Word for word, give the material below again, minus any images.
— begin —
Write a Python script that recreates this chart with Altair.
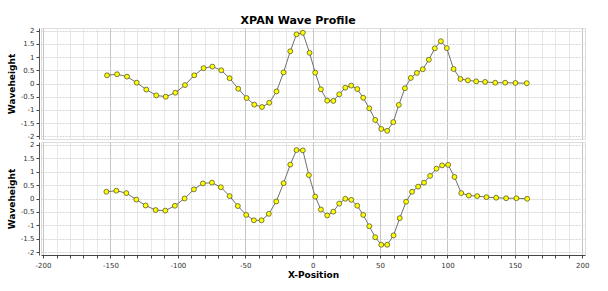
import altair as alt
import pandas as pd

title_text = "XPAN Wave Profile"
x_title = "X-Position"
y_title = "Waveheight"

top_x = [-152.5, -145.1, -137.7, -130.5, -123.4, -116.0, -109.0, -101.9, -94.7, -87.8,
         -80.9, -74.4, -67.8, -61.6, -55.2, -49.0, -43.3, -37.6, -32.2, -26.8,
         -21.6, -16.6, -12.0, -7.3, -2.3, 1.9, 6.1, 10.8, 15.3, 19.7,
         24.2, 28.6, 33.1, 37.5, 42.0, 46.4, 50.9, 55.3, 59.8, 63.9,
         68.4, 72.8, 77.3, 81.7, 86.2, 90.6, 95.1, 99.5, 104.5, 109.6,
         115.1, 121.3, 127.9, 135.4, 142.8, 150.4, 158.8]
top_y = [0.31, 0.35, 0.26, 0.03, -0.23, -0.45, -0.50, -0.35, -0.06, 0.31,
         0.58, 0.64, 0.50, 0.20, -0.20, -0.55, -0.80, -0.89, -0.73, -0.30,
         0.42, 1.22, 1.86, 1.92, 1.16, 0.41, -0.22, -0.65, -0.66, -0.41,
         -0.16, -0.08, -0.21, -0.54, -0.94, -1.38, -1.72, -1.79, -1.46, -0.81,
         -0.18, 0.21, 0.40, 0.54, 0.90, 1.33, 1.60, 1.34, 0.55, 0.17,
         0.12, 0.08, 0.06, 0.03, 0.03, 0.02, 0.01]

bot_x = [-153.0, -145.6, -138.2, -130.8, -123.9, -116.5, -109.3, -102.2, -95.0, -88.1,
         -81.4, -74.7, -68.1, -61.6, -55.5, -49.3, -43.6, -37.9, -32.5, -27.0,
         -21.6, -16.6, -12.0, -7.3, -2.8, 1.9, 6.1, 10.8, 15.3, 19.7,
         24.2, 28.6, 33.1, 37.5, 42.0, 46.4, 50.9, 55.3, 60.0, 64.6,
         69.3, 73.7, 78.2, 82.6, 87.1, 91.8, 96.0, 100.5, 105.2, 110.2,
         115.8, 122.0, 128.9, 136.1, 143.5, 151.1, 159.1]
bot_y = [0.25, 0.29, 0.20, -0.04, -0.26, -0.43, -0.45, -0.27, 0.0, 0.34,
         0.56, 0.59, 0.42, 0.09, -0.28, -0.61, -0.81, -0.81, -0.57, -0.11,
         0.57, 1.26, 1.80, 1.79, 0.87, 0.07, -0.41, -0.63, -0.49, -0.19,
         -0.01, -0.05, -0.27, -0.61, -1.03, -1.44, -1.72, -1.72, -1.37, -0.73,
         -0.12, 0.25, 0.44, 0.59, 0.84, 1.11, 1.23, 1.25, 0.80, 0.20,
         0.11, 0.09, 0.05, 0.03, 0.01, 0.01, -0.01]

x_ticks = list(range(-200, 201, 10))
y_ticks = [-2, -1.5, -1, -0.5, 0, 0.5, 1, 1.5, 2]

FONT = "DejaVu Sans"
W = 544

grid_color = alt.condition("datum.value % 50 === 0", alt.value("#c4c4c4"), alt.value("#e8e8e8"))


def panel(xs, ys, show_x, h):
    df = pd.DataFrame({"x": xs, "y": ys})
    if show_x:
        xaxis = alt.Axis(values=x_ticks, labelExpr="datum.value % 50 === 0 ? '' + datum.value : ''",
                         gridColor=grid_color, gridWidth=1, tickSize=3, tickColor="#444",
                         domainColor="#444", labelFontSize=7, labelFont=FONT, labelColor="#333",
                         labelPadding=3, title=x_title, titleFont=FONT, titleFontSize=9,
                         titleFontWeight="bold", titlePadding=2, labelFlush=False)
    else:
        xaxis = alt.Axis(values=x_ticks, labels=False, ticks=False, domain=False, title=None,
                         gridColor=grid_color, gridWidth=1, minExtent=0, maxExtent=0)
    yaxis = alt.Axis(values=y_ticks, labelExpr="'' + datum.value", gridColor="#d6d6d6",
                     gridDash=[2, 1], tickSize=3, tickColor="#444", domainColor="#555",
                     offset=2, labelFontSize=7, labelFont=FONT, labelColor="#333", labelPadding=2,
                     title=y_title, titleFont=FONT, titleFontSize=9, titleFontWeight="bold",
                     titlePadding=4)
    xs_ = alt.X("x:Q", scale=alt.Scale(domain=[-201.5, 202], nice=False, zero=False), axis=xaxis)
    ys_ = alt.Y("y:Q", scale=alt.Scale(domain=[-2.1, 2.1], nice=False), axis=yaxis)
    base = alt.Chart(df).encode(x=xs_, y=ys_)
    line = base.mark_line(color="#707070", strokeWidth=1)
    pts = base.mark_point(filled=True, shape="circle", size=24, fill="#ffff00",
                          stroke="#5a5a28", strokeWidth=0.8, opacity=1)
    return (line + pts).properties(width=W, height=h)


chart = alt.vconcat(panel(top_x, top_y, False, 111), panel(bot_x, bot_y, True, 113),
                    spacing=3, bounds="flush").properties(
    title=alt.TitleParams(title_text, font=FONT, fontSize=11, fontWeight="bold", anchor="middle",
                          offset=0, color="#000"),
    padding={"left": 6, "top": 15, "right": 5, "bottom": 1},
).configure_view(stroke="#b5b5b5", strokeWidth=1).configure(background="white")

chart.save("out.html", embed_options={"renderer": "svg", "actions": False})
— end —
### THE COMPLETED TASK
Write a Python script that recreates this chart with Altair.
import altair as alt
import pandas as pd

title_text = "XPAN Wave Profile"
x_title = "X-Position"
y_title = "Waveheight"

top_x = [-152.5, -145.1, -137.7, -130.5, -123.4, -116.0, -109.0, -101.9, -94.7, -87.8,
         -80.9, -74.4, -67.8, -61.6, -55.2, -49.0, -43.3, -37.6, -32.2, -26.8,
         -21.6, -16.6, -12.0, -7.3, -2.3, 1.9, 6.1, 10.8, 15.3, 19.7,
         24.2, 28.6, 33.1, 37.5, 42.0, 46.4, 50.9, 55.3, 59.8, 63.9,
         68.4, 72.8, 77.3, 81.7, 86.2, 90.6, 95.1, 99.5, 104.5, 109.6,
         115.1, 121.3, 127.9, 135.4, 142.8, 150.4, 158.8]
top_y = [0.31, 0.35, 0.26, 0.03, -0.23, -0.45, -0.50, -0.35, -0.06, 0.31,
         0.58, 0.64, 0.50, 0.20, -0.20, -0.55, -0.80, -0.89, -0.73, -0.30,
         0.42, 1.22, 1.86, 1.92, 1.16, 0.41, -0.22, -0.65, -0.66, -0.41,
         -0.16, -0.08, -0.21, -0.54, -0.94, -1.38, -1.72, -1.79, -1.46, -0.81,
         -0.18, 0.21, 0.40, 0.54, 0.90, 1.33, 1.60, 1.34, 0.55, 0.17,
         0.12, 0.08, 0.06, 0.03, 0.03, 0.02, 0.01]

bot_x = [-153.0, -145.6, -138.2, -130.8, -123.9, -116.5, -109.3, -102.2, -95.0, -88.1,
         -81.4, -74.7, -68.1, -61.6, -55.5, -49.3, -43.6, -37.9, -32.5, -27.0,
         -21.6, -16.6, -12.0, -7.3, -2.8, 1.9, 6.1, 10.8, 15.3, 19.7,
         24.2, 28.6, 33.1, 37.5, 42.0, 46.4, 50.9, 55.3, 60.0, 64.6,
         69.3, 73.7, 78.2, 82.6, 87.1, 91.8, 96.0, 100.5, 105.2, 110.2,
         115.8, 122.0, 128.9, 136.1, 143.5, 151.1, 159.1]
bot_y = [0.25, 0.29, 0.20, -0.04, -0.26, -0.43, -0.45, -0.27, 0.0, 0.34,
         0.56, 0.59, 0.42, 0.09, -0.28, -0.61, -0.81, -0.81, -0.57, -0.11,
         0.57, 1.26, 1.80, 1.79, 0.87, 0.07, -0.41, -0.63, -0.49, -0.19,
         -0.01, -0.05, -0.27, -0.61, -1.03, -1.44, -1.72, -1.72, -1.37, -0.73,
         -0.12, 0.25, 0.44, 0.59, 0.84, 1.11, 1.23, 1.25, 0.80, 0.20,
         0.11, 0.09, 0.05, 0.03, 0.01, 0.01, -0.01]

x_ticks = list(range(-200, 201, 10))
y_ticks = [-2, -1.5, -1, -0.5, 0, 0.5, 1, 1.5, 2]

FONT = "DejaVu Sans"
W = 544

grid_color = alt.condition("datum.value % 50 === 0", alt.value("#c4c4c4"), alt.value("#e8e8e8"))


def panel(xs, ys, show_x, h):
    df = pd.DataFrame({"x": xs, "y": ys})
    if show_x:
        xaxis = alt.Axis(values=x_ticks, labelExpr="datum.value % 50 === 0 ? '' + datum.value : ''",
                         gridColor=grid_color, gridWidth=1, tickSize=3, tickColor="#444",
                         domainColor="#444", labelFontSize=7, labelFont=FONT, labelColor="#333",
                         labelPadding=3, title=x_title, titleFont=FONT, titleFontSize=9,
                         titleFontWeight="bold", titlePadding=2, labelFlush=False)
    else:
        xaxis = alt.Axis(values=x_ticks, labels=False, ticks=False, domain=False, title=None,
                         gridColor=grid_color, gridWidth=1, minExtent=0, maxExtent=0)
    yaxis = alt.Axis(values=y_ticks, labelExpr="'' + datum.value", gridColor="#d6d6d6",
                     gridDash=[2, 1], tickSize=3, tickColor="#444", domainColor="#555",
                     offset=2, labelFontSize=7, labelFont=FONT, labelColor="#333", labelPadding=2,
                     title=y_title, titleFont=FONT, titleFontSize=9, titleFontWeight="bold",
                     titlePadding=4)
    xs_ = alt.X("x:Q", scale=alt.Scale(domain=[-201.5, 202], nice=False, zero=False), axis=xaxis)
    ys_ = alt.Y("y:Q", scale=alt.Scale(domain=[-2.1, 2.1], nice=False), axis=yaxis)
    base = alt.Chart(df).encode(x=xs_, y=ys_)
    line = base.mark_line(color="#707070", strokeWidth=1)
    pts = base.mark_point(filled=True, shape="circle", size=24, fill="#ffff00",
                          stroke="#5a5a28", strokeWidth=0.8, opacity=1)
    return (line + pts).properties(width=W, height=h)


chart = alt.vconcat(panel(top_x, top_y, False, 111), panel(bot_x, bot_y, True, 113),
                    spacing=3, bounds="flush").properties(
    title=alt.TitleParams(title_text, font=FONT, fontSize=11, fontWeight="bold", anchor="middle",
                          offset=0, color="#000"),
    padding={"left": 6, "top": 15, "right": 5, "bottom": 1},
).configure_view(stroke="#b5b5b5", strokeWidth=1).configure(background="white")

chart.save("out.html", embed_options={"renderer": "svg", "actions": False})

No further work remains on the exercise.